In the previous post, I talked about how a Reinhard curve, when applied to each channel individually, will desaturate your blacks. In fact, any curve that is concave downwards will do the same thing. But if we use a curve that is concave upwards, will it do the opposite, and give us more saturation in our blacks?

The answer is yes. HP Duiker refers to this effect as getting “crisp blacks” as opposed to “milky blacks”.

Here are the two pixel shaders, one for how to apply Reinhard, and another on how to apply a Filmic Curve. For the Reinhard curve, you are applying the formula x/(x+1), followed by a pow(x,1/2.2) to compensate for your monitor’s gamma. In the filmic curve, the monitor’s gamma is built in, so you just apply the formula directly.

float4 ReinhardMain( float2 texCoord  : TEXCOORD0 ) : COLOR
{
float3 texColor = tex2D(Texture0, texCoord ); // Tex Read
float3 retColor = texColor/(texColor+1);  // Reinhard
retColor = pow(retColor,1.0f/2.2f); // Gamma
return float4(retColor,1);
}

float4 FilmicMain( float2 texCoord  : TEXCOORD0 ) : COLOR
{
float3 texColor = tex2D(Texture0, texCoord ); // Tex Read
float3 x = max(0,texColor-0.004); // Filmic Curve
float3 retColor = (x*(6.2*x+.5))/(x*(6.2*x+1.7)+0.06);
return float4(retColor,1);
}


Here is the filmic curve compared to Reinhard. To make it easier to see, I’m doing both formulas in linear space, with both NOT adjusting for the monitor’s gamma. To be explicit, here are the two formulas that I’m graphing.

Reinhard: R(x) = x/(x+1) Filmic: R(x) = pow((x(6.2x+.5))/(x(6.2x+1.7)+0.06),2.2)

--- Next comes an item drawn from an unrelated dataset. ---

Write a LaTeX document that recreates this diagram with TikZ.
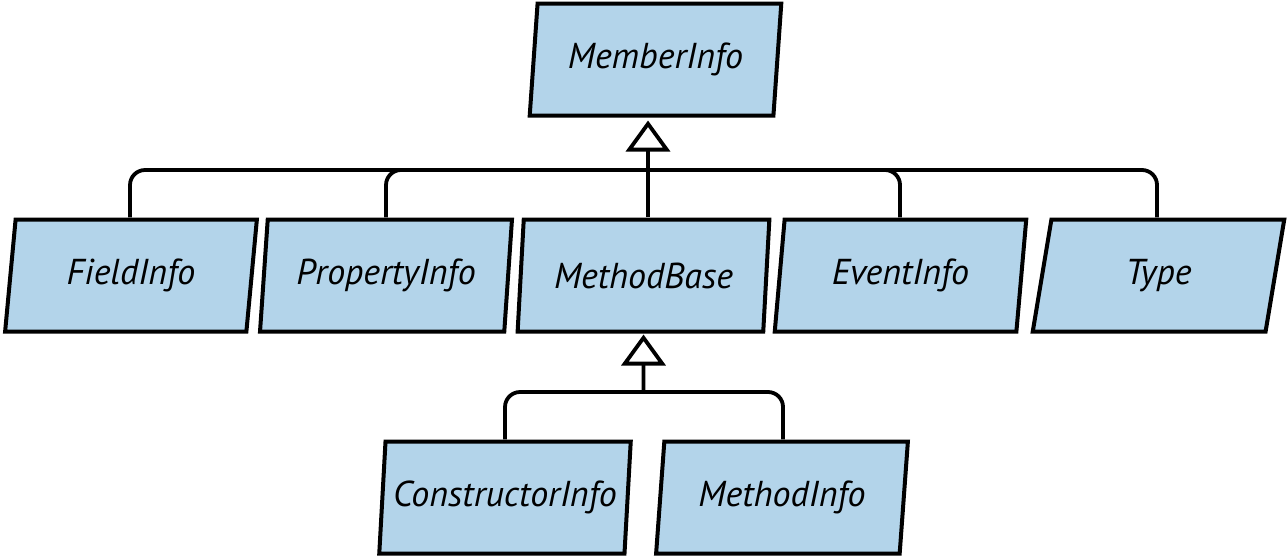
\documentclass[tikz,border=0pt]{standalone}
\usepackage{fontspec}
\setmainfont{PT Sans}
\usetikzlibrary{shapes.geometric,arrows.meta}
\definecolor{boxblue}{RGB}{179,212,234}
\tikzset{
  cls/.style={shape=trapezium, trapezium left angle=80, trapezium right angle=100,
    trapezium stretches=true, minimum width=252pt, minimum height=112pt,
    draw=black, line width=4pt, fill=boxblue, inner sep=0pt,
    font=\fontsize{36}{40}\selectfont\itshape},
  conn/.style={draw=black, line width=3.8pt, rounded corners=15pt},
  inh/.style={draw=black, line width=3.8pt, -{Triangle[open, length=31pt, width=44pt, line join=miter]}}
}
\begin{document}
\begin{tikzpicture}[x=1pt,y=-1pt]
\useasboundingbox (0,0) rectangle (1287,558);
\node[cls] (MemberInfo) at (655.5,59.5) {MemberInfo};
\node[cls] (FieldInfo) at (131,275.5) {FieldInfo};
\node[cls] (PropertyInfo) at (386,275.5) {PropertyInfo};
\node[cls] (MethodBase) at (643.5,275.5) {MethodBase};
\node[cls] (EventInfo) at (900.5,275.5) {EventInfo};
\node[cls] (Type) at (1158.5,275.5) {Type};
\node[cls] (ConstructorInfo) at (505,497.5) {ConstructorInfo};
\node[cls] (MethodInfo) at (782,497.5) {MethodInfo};
\coordinate (topbus) at (648,170);
\coordinate (botbus) at (643.5,392);
% top hierarchy
\draw[conn] ([xshift=-1pt]FieldInfo.north) -- ([xshift=-1pt]FieldInfo.north |- topbus) -- ([xshift=-1.5pt]Type.north |- topbus) -- ([xshift=-1.5pt]Type.north);
\draw[conn] (PropertyInfo.north) -- (PropertyInfo.north |- topbus) -- ++(40,0);
\draw[conn] ([xshift=-0.5pt]EventInfo.north) -- ([xshift=-0.5pt]EventInfo.north |- topbus) -- ++(-40,0);
\draw[conn] (MethodBase.north -| topbus) -- (topbus);
\draw[inh, shorten >=3pt] (topbus) -- (topbus |- MemberInfo.south);
% bottom hierarchy
\draw[conn] (ConstructorInfo.north) -- (ConstructorInfo.north |- botbus) -- ([xshift=1pt]MethodInfo.north |- botbus) -- ([xshift=1pt]MethodInfo.north);
\draw[inh, shorten >=1pt] (botbus) -- (MethodBase.south);
\end{tikzpicture}
\end{document}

I know it’s a little confusing with the 2.2s in there, but you have to understand it. We should always be comparing plain Reinhard against Filmic with a 2.2 or Reinhard with a 1/2.2 against the plain Filmic curve.

Now let’s compare them. They both taper off at 1.0, but at a first glance, it would seem that neither one does anything interesting at the bottom end.

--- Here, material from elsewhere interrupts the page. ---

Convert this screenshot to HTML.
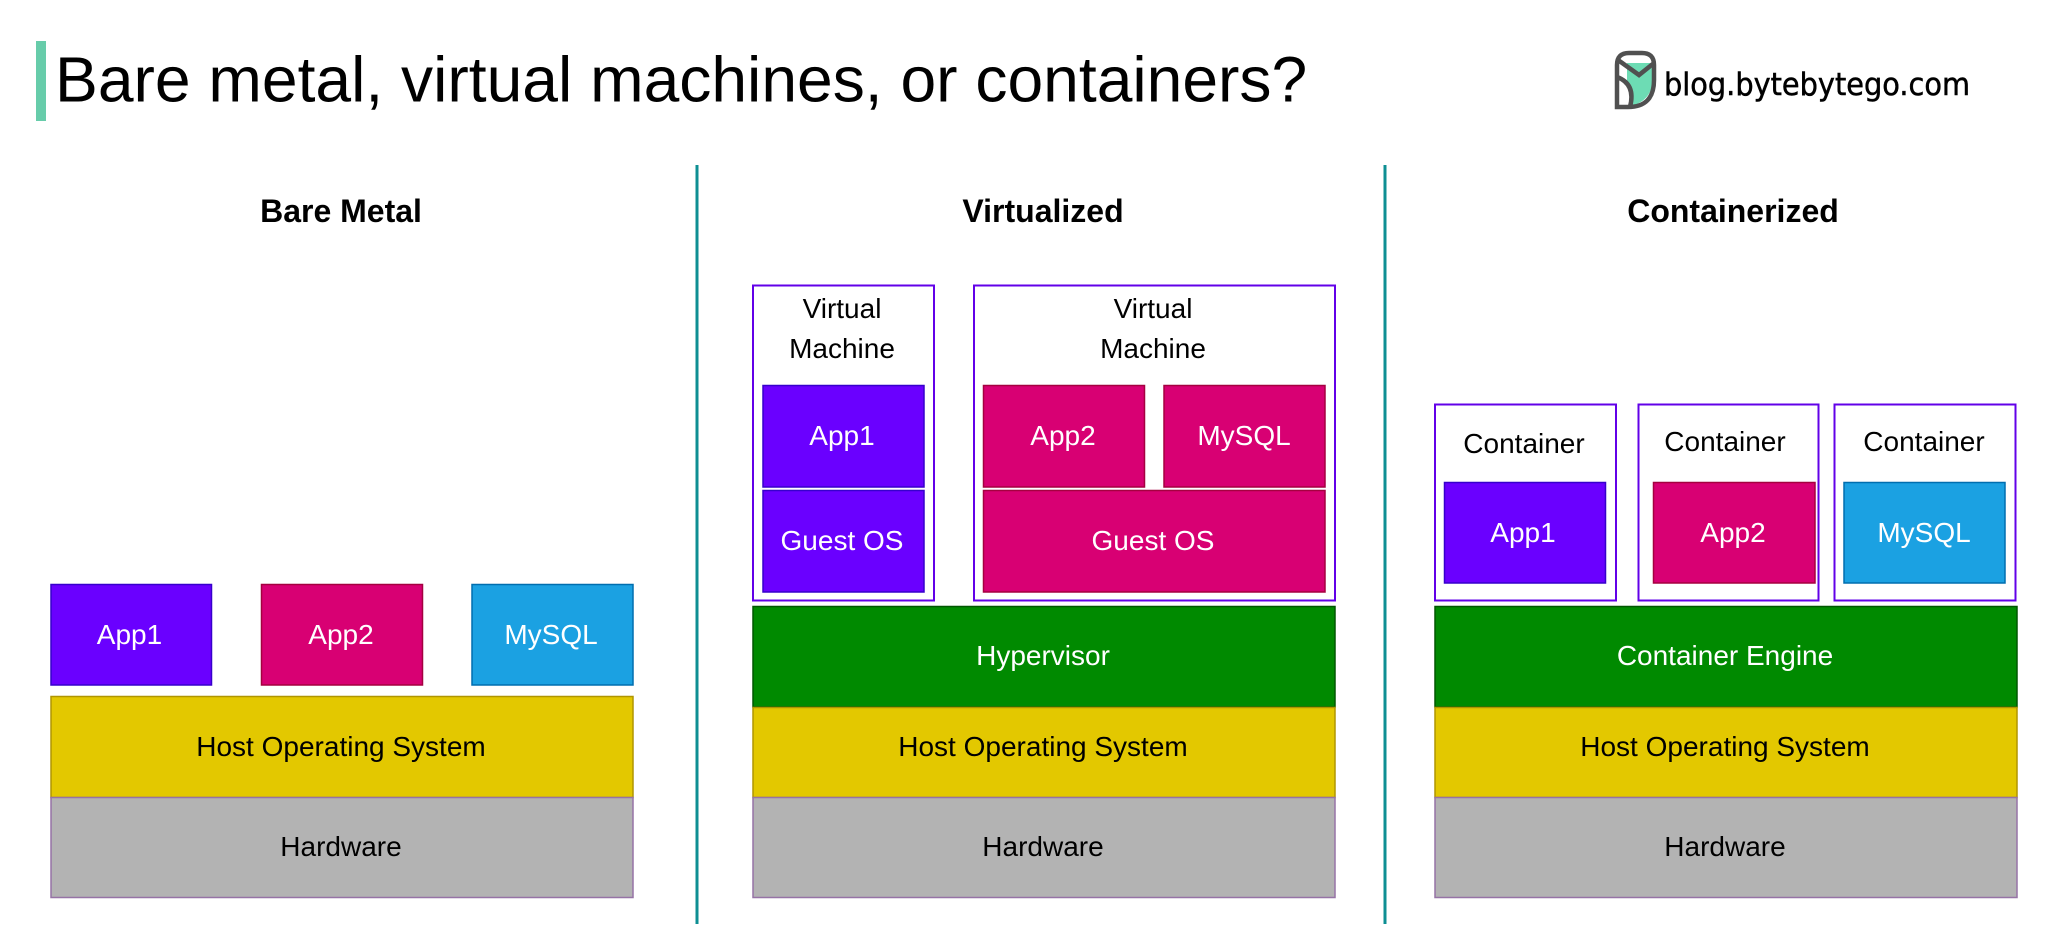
<!DOCTYPE html>
<html>
<head>
<meta charset="utf-8">
<style>
html,body{margin:0;padding:0;background:#fff;width:2048px;height:929px;overflow:hidden}
svg{display:block}
text{font-family:"Liberation Sans",Arial,sans-serif;text-anchor:middle;font-size:28px;fill:#000}
.w{fill:#fff}
.h{font-weight:bold;font-size:32px}
.pu{fill:#6a00ff;stroke:#3700cc;stroke-width:1.5}
.pi{fill:#d80073;stroke:#a50040;stroke-width:1.5}
.bl{fill:#1ba1e2;stroke:#006eaf;stroke-width:1.5}
.ye{fill:#e3c800;stroke:#b09500;stroke-width:1.5}
.gr{fill:#008a00;stroke:#005700;stroke-width:1.5}
.ha{fill:#b3b3b3;stroke:#9673a6;stroke-width:1.5}
.c{fill:#fff;stroke:#6200e8;stroke-width:2}
</style>
</head>
<body>
<svg width="2048" height="929" viewBox="0 0 2048 929" xmlns="http://www.w3.org/2000/svg">
<rect x="0" y="0" width="2048" height="929" fill="#fff"/>

<!-- Title -->
<rect x="36" y="41" width="10" height="80" fill="#67ccaa"/>
<text x="55" y="101.5" style="text-anchor:start;font-size:64.2px">Bare metal, virtual machines, or containers?</text>

<!-- Logo -->
<path d="M1627 63 L1653 63 L1653 82 Q1650 100 1634 105 L1631 105 Q1632 92 1627 85 Z" fill="#6ddcb4"/>
<path d="M1629 53 L1642 53 Q1654 53 1654 65 L1654 80 Q1654 107 1628 107 L1617 107 L1617 65 Q1617 53 1629 53 Z" fill="none" stroke="#505050" stroke-width="4.5"/>
<path d="M1618 60 L1639 75 L1654 63" fill="none" stroke="#505050" stroke-width="4.5"/>
<path d="M1617 77 Q1636 84 1630 107" fill="none" stroke="#505050" stroke-width="4.5"/>
<text x="1817" y="95" textLength="306" lengthAdjust="spacingAndGlyphs" style="font-family:'DejaVu Sans',sans-serif;font-size:31px;stroke:#000;stroke-width:.5">blog.bytebytego.com</text>

<!-- Dividers -->
<rect x="695.5" y="165" width="3" height="759" fill="#0e8f93"/>
<rect x="1383.5" y="165" width="3" height="759" fill="#0e8f93"/>

<!-- Headers -->
<text class="h" x="341" y="222">Bare Metal</text>
<text class="h" x="1043" y="222">Virtualized</text>
<text class="h" x="1733" y="222">Containerized</text>

<!-- Column 1 -->
<rect class="pu" x="51" y="584.5" width="160.5" height="100.5"/>
<text class="w" x="129.5" y="644">App1</text>
<rect class="pi" x="261.5" y="584.5" width="161" height="100.5"/>
<text class="w" x="341" y="644">App2</text>
<rect class="bl" x="472" y="584.5" width="161" height="100.5"/>
<text class="w" x="551" y="644">MySQL</text>
<rect class="ye" x="51" y="696.5" width="582" height="101"/>
<text x="341" y="756">Host Operating System</text>
<rect class="ha" x="51" y="797.5" width="582" height="100"/>
<text x="341" y="856">Hardware</text>

<!-- Column 2 -->
<rect class="c" x="753" y="285.5" width="181" height="315"/>
<text x="842" y="318">Virtual</text>
<text x="842" y="358">Machine</text>
<rect class="pu" x="763" y="385.5" width="161" height="101.5"/>
<text class="w" x="842" y="445">App1</text>
<rect class="pu" x="763" y="490.5" width="161" height="101.5"/>
<text class="w" x="842" y="550">Guest OS</text>
<rect class="c" x="974" y="285.5" width="361" height="315"/>
<text x="1153" y="318">Virtual</text>
<text x="1153" y="358">Machine</text>
<rect class="pi" x="983.5" y="385.5" width="161" height="101.5"/>
<text class="w" x="1063" y="445">App2</text>
<rect class="pi" x="1164" y="385.5" width="161" height="101.5"/>
<text class="w" x="1244" y="445">MySQL</text>
<rect class="pi" x="983.5" y="490.5" width="341.5" height="101.5"/>
<text class="w" x="1153" y="550">Guest OS</text>
<rect class="gr" x="753" y="606.5" width="582" height="100.5"/>
<text class="w" x="1043" y="665">Hypervisor</text>
<rect class="ye" x="753" y="707.5" width="582" height="90"/>
<text x="1043" y="756">Host Operating System</text>
<rect class="ha" x="753" y="797.5" width="582" height="100"/>
<text x="1043" y="856">Hardware</text>

<!-- Column 3 -->
<rect class="c" x="1435" y="404.5" width="181" height="196"/>
<text x="1524" y="453">Container</text>
<rect class="pu" x="1444.5" y="482.5" width="161" height="100.5"/>
<text class="w" x="1523" y="542">App1</text>
<rect class="c" x="1638.5" y="404.5" width="180" height="196"/>
<text x="1725" y="451">Container</text>
<rect class="pi" x="1653.5" y="482.5" width="161.5" height="100.5"/>
<text class="w" x="1733" y="542">App2</text>
<rect class="c" x="1834.5" y="404.5" width="181" height="196"/>
<text x="1924" y="451">Container</text>
<rect class="bl" x="1844" y="482.5" width="161" height="100.5"/>
<text class="w" x="1924" y="542">MySQL</text>
<rect class="gr" x="1435" y="606.5" width="582" height="100.5"/>
<text class="w" x="1725" y="665">Container Engine</text>
<rect class="ye" x="1435" y="707.5" width="582" height="90"/>
<text x="1725" y="756">Host Operating System</text>
<rect class="ha" x="1435" y="797.5" width="582" height="100"/>
<text x="1725" y="856">Hardware</text>
</svg>
</body>
</html>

Of course, you know me better than that. If you look at the bottom end of the curve, the filmic curve has a little bit of a toe at the very bottom.

That’s the “trick” behind the filmic curve. By the way, real film has been doing this effect for decades. That’s what film purists refer to as the film “S” curve. Google it.

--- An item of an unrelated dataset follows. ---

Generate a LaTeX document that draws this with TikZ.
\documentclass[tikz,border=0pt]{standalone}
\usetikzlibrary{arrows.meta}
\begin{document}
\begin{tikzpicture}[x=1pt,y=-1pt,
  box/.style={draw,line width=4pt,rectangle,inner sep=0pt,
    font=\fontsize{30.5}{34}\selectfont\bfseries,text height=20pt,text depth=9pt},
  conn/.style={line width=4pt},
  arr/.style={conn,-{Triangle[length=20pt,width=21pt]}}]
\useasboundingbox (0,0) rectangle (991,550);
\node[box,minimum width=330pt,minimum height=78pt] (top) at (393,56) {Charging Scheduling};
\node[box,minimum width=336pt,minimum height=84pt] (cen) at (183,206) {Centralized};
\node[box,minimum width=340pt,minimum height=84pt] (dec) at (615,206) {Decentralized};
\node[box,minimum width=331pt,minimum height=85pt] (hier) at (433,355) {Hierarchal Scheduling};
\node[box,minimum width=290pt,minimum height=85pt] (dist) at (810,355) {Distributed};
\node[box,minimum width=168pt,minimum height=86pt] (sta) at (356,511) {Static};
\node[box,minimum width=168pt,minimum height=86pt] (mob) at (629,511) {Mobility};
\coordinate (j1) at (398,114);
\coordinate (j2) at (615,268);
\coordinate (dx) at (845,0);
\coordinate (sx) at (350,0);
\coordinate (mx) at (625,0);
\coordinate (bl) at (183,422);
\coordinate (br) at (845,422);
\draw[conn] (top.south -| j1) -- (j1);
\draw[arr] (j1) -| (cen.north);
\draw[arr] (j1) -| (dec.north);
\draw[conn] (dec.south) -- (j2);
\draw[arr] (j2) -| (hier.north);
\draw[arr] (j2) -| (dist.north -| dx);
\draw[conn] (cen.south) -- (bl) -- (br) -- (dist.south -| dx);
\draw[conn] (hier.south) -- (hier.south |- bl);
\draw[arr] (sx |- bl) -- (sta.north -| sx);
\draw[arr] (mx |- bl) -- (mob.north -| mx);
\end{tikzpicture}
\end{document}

Finally, we can do this for any color that we’d like. Here are 8 examples of different colors, where the top row is Reinhard per-channel, middle is linear, and bottom is Filmic.

Also, we can even do this trick with grey. While we aren’t getting more saturation, we are still getting crisper blacks at the bottom end of the gradient.